Leda is distracted from her work and finds herself entranced by a young woman, Nina (Dakota Johnson), and her three year old daughter. Watching them unearths painful memories from when her own daughters were young. She goes so far as to warn a pregnant woman of the “crushing responsibility” that comes with parenthood.

When a commotion erupts on the beach, Leda realises that the child has gone missing; she joins the search, finds her and returns her to Nina, sealing an unspoken bond between the pair.

Wracked with guilt about what happened with her own girls, Leda withdraws into herself as she becomes increasingly obsessed with Nina and her daughter.

WHAT’S IT LIKE?

Anyone with children will understand that with the exhilaration comes exhaustion. You can’t just turn off your parental responsibility when you have work to do.

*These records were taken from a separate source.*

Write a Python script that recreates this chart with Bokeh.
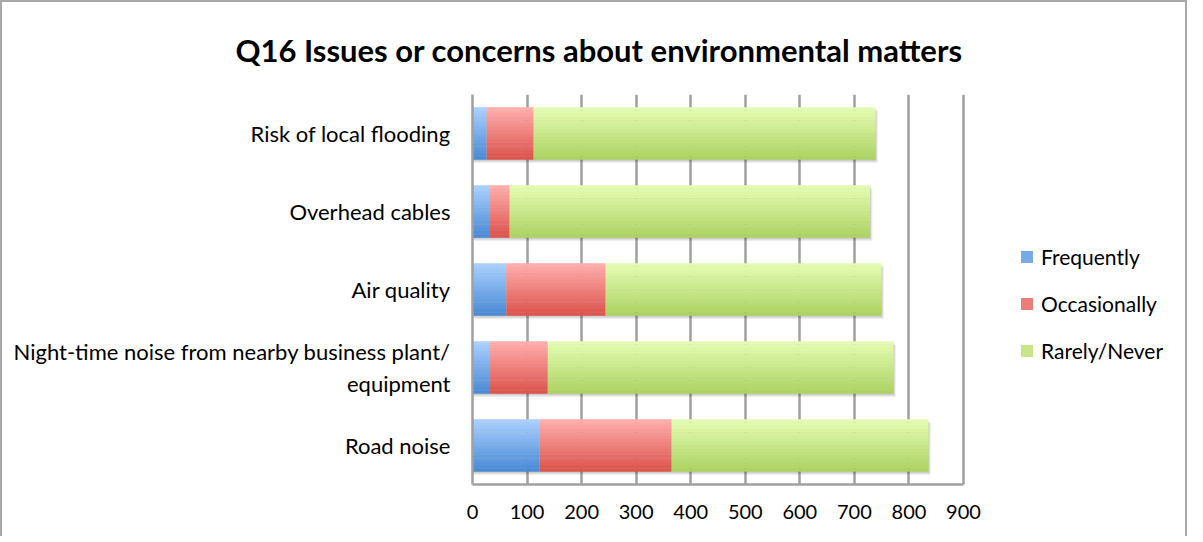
import numpy as np
from bokeh.plotting import figure
from bokeh.models import Range1d, FactorRange, Legend, LegendItem, ColumnDataSource, FixedTicker
from bokeh.transform import dodge
from bokeh.embed import file_html
from bokeh.resources import INLINE

# ---------------- data ----------------
categories = [
    "Road noise",
    "Night-time noise from nearby business plant/\nequipment",
    "Air quality",
    "Overhead cables",
    "Risk of local flooding",
]
frequently = [123, 32, 62, 32, 26]
occasionally = [242, 106, 182, 36, 86]
rarely = [471, 634, 506, 661, 627]
series_names = ["Frequently", "Occasionally", "Rarely/Never"]
x_ticks = [0, 100, 200, 300, 400, 500, 600, 700, 800, 900]
title_text = "Q16 Issues or concerns about environmental matters"

# gradient colours (top, bottom) for each series
grad = [((0xA9, 0xCF, 0xFD), (0x4B, 0x8B, 0xD6)),
        ((0xFF, 0xAD, 0xAB), (0xDC, 0x55, 0x4E)),
        ((0xE4, 0xFC, 0xB2), (0xAE, 0xD3, 0x63))]

FONT = "Lato"

# layout: axis area is 491 px wide for 0..900, frame extended to the right to hold legend
AXIS_PX = 491
FRAME_W = 700
x_end = x_ticks[-1] * FRAME_W / AXIS_PX

p = figure(frame_width=FRAME_W, frame_height=390, output_backend="svg", toolbar_location=None,
           y_range=FactorRange(*categories, range_padding=0),
           x_range=Range1d(0, x_end),
           min_border_left=470, min_border_right=13, min_border_top=92, min_border_bottom=52)
p.styles = {"border-top": "2px solid #a8a8a8", "border-left": "2px solid #a8a8a8",
            "border-right": "2px solid #a8a8a8"}

p.title.text = title_text
p.title.text_font = FONT
p.title.text_font_style = "bold"
p.title.text_font_size = "31px"
p.title.align = "left"
p.title.vertical_align = "top"
p.title.offset = -237
p.title.standoff = 47
p.title.text_color = "#000000"

p.outline_line_color = None
p.ygrid.grid_line_color = None
p.xgrid.grid_line_color = "#a0a0a0"
p.xgrid.grid_line_width = 2.5
p.xgrid.ticker = FixedTicker(ticks=x_ticks)

p.xaxis.ticker = FixedTicker(ticks=x_ticks)
p.xaxis.bounds = (x_ticks[0], x_ticks[-1])
p.xaxis.axis_line_color = "#a0a0a0"
p.xaxis.axis_line_width = 2.5
p.xaxis.major_tick_line_color = None
p.xaxis.minor_tick_line_color = None
p.xaxis.major_label_text_font = FONT
p.xaxis.major_label_text_font_size = "20px"
p.xaxis.major_label_text_color = "#000000"
p.xaxis.major_label_standoff = 14

p.yaxis.axis_line_color = "#a0a0a0"
p.yaxis.axis_line_width = 2.5
p.yaxis.major_tick_line_color = None
p.yaxis.minor_tick_line_color = None
p.yaxis.major_label_text_font = FONT
p.yaxis.major_label_text_font_size = "22px"
p.yaxis.major_label_text_color = "#000000"
p.yaxis.major_label_standoff = 16

lefts, rights = [], []
cum = np.zeros(len(categories))
for vals in (frequently, occasionally, rarely):
    lefts.append(cum.copy())
    cum = cum + np.array(vals)
    rights.append(cum.copy())

bar_h = 0.667
# soft shadow
for k, (dy, extra, a) in enumerate([(-0.045, 4, 0.07), (-0.03, 2, 0.08), (-0.015, 1, 0.08)]):
    src = ColumnDataSource(dict(cat=categories, l=[0] * len(categories), r=list(cum + extra)))
    p.hbar(y=dodge("cat", dy, range=p.y_range), left="l", right="r", height=bar_h,
           source=src, fill_color="#000000", fill_alpha=a, line_color=None)

N = 16
sh = bar_h / N
legend_items = []
for s in range(3):
    src = ColumnDataSource(dict(cat=categories, l=list(lefts[s]), r=list(rights[s])))
    top, bot = grad[s]
    mid_r = None
    for i in range(N):
        t = i / (N - 1)
        col = "#%02x%02x%02x" % tuple(int(round(top[c] + (bot[c] - top[c]) * t)) for c in range(3))
        off = bar_h / 2 - (i + 0.5) * sh
        r = p.hbar(y=dodge("cat", off, range=p.y_range), left="l", right="r",
                   height=sh * 1.08, source=src, fill_color=col, line_color=None)
        if i == N // 2:
            mid_r = r
    legend_items.append(LegendItem(label=series_names[s], renderers=[mid_r]))

legend = Legend(items=legend_items, location=(547, 121), orientation="vertical",
                border_line_color=None, background_fill_alpha=0,
                label_text_font=FONT, label_text_font_size="21px", label_text_color="#000000",
                glyph_width=15, glyph_height=15, label_height=22, spacing=22,
                padding=10, margin=0, label_standoff=7)
p.add_layout(legend)

open("out.html", "w").write(file_html(p, INLINE))
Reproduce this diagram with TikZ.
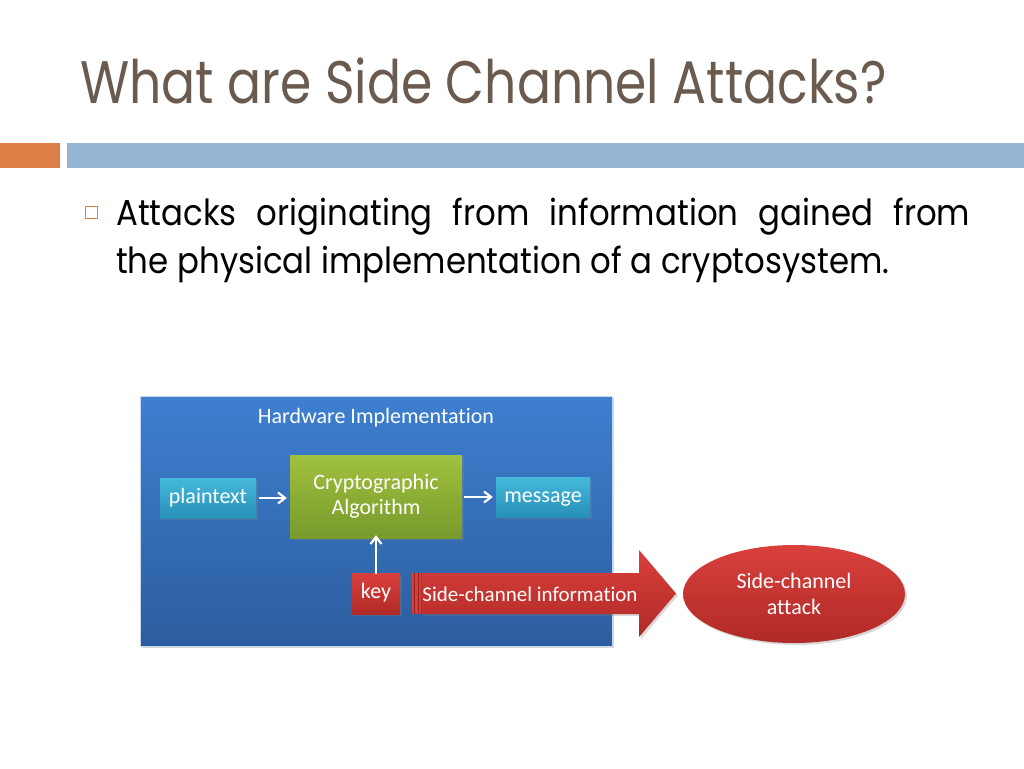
\documentclass[tikz,border=0pt]{standalone}
\usepackage{fontspec}
\setmainfont{Poppins}
\newfontfamily\titlefont[FakeStretch=0.84]{Poppins}
\newfontfamily\bodyfont[FakeStretch=0.9]{Poppins}
\newfontfamily\diag[Ligatures=NoCommon]{Carlito}
\usetikzlibrary{arrows.meta,shadows,shapes.geometric}
\definecolor{titlec}{HTML}{6B5A4E}
\definecolor{orangec}{HTML}{DD8047}
\definecolor{bluebar}{HTML}{94B6D2}
\definecolor{hwtop}{HTML}{3E7FD0}
\definecolor{hwbot}{HTML}{2C5D9E}
\definecolor{cyantop}{HTML}{45B9DB}
\definecolor{cyanbot}{HTML}{2790B8}
\definecolor{greentop}{HTML}{A1C13F}
\definecolor{greenbot}{HTML}{789A2B}
\definecolor{redtop}{HTML}{D9403C}
\definecolor{redbot}{HTML}{B02A27}
\tikzset{
  box/.style={draw=none, inner sep=0pt, text=white, font=\diag\fontsize{22}{25}\selectfont,
    align=center, drop shadow={shadow xshift=2pt, shadow yshift=-2pt, opacity=0.35}},
  onel/.style={text height=14pt, text depth=4pt},
  wharrow/.style={draw=white, line width=2.2pt, -{Straight Barb[length=7pt,width=11pt]}}
}
\begin{document}
\begin{tikzpicture}[x=1pt,y=-1pt]
\useasboundingbox (0,0) rectangle (1024,768);
\fill[white] (0,0) rectangle (1024,768);
% title
\node[anchor=base west, inner sep=0pt, text=titlec, font=\titlefont\fontsize{60}{70}\selectfont] (title) at (80,103) {What are Side Channel Attacks?};
% bars
\fill[orangec] (0,143) rectangle (60,168);
\fill[bluebar] (67,143) rectangle (1024,168);
% bullet
\draw[orangec, line width=1pt] (85.5,206.5) rectangle (97.5,218.5);
\node[anchor=north west, inner sep=0pt, text width=854pt, align=justify, font=\bodyfont\fontsize{36}{48}\selectfont] (body) at (116,198)
 {Attacks originating from information gained from\linebreak the physical implementation of a cryptosystem.};
% hardware box
\shade[top color=hwtop, bottom color=hwbot, drop shadow={shadow xshift=2pt, shadow yshift=-2pt, opacity=0.3}] (140,396) rectangle (612,646);
\draw[white!70!hwtop, line width=0.6pt] (140,396) rectangle (612,646);
\node[text=white, font=\diag\fontsize{22}{26}\selectfont] (hw) at (376,418) {Hardware Implementation};
% boxes
\node[box, onel, top color=cyantop, bottom color=cyanbot, minimum width=96pt, minimum height=40pt] (plain) at (208,498) {plaintext};
\node[box, top color=greentop, bottom color=greenbot, minimum width=172pt, minimum height=83pt] (crypto) at (376,496.5) {Cryptographic\\Algorithm};
\node[box, onel, top color=cyantop, bottom color=cyanbot, minimum width=94pt, minimum height=40pt] (msg) at (543,497) {message};
\node[box, onel, top color=redtop, bottom color=redbot, minimum width=48pt, minimum height=41pt] (key) at (376,593.5) {key};
% arrows
\draw[wharrow] (plain.east) ++(3,0) -- ([xshift=-3pt]crypto.west |- plain.east);
\draw[wharrow] (crypto.east |- msg.west) ++(2,0) -- ([xshift=-3pt]msg.west);
\draw[wharrow] ([yshift=-1pt]key.north) -- ([yshift=3pt]crypto.south);
% side-channel arrow
\fill[redtop!90!redbot] (412,573) rectangle (421,614);
\draw[redbot!80!black, line width=0.7pt] (414.5,573) -- (414.5,614) (418,573) -- (418,614) (421,573) -- (421,614);
\shade[top color=redtop, bottom color=redbot, drop shadow={shadow xshift=2pt, shadow yshift=-2pt, opacity=0.3}]
  (421.4,573) -- (639,573) -- (639,550) -- (676,593.5) -- (639,637) -- (639,614) -- (421.4,614) -- cycle;
\node[text=white, font=\diag\fontsize{21}{24}\selectfont] (sci) at (530,594) {Side-channel information};
% ellipse
\node[ellipse, top color=redtop, bottom color=redbot, draw=none, minimum width=222pt, minimum height=98pt, inner sep=0pt,
  text=white, font=\diag\fontsize{22}{26}\selectfont, align=center,
  drop shadow={shadow xshift=2pt, shadow yshift=-2pt, opacity=0.3}] (attack) at (794,594) {Side-channel\\attack};
\end{tikzpicture}
\end{document}
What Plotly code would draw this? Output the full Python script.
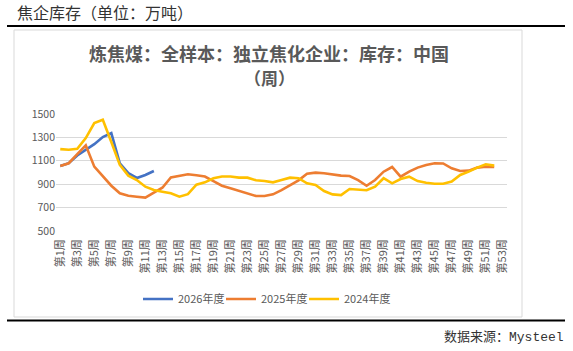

Olivia Colman’s Leda is played as a young woman in flashbacks by Jessie Buckley – both women portraying a different take on an ambitious woman’s difficulty in marrying motherhood with professional life; one seems selfishly determined while the other is steeped in guilt and regret.

In her first time as a feature director, the actress (although not in this film) Maggie Gyllenhaal channels her own experiences as a working mother through her three leading actresses as they each struggle in their own way to combine their own welfare with that of their children. In all three cases, the experiences of the men in their lives is of little consequence.

Many viewers might have pangs of guilt about things they’ve done, helping them identify with Colman’s Leda, as she takes a step back to examine her own past by studying someone else’s present; Buckley is harder to empathise with as she constantly sees her daughters – however much she loves them – as obstacles to everything she wants from her life.

The way Gyllenhaal blends the past and present through flashbacks feels at once confidently mature and precociously student film-making and when initial assumptions are furnished with facts, they’re often not quite as dramatic as viewers might expect.

This psychological drama makes good use of what Hitchcock would have described as a maguffin and a there’s a twist of Hitchcockian proportions to unnerve audiences as Leda’s holiday draws to a close.

The three female leads are mesmerising – from Colman’s naturalism to Buckley’s desperation and Dakota Johnson’s exasperation – but the emotional journey doesn’t quite end up at a destination that makes it feel like the experience was worthwhile.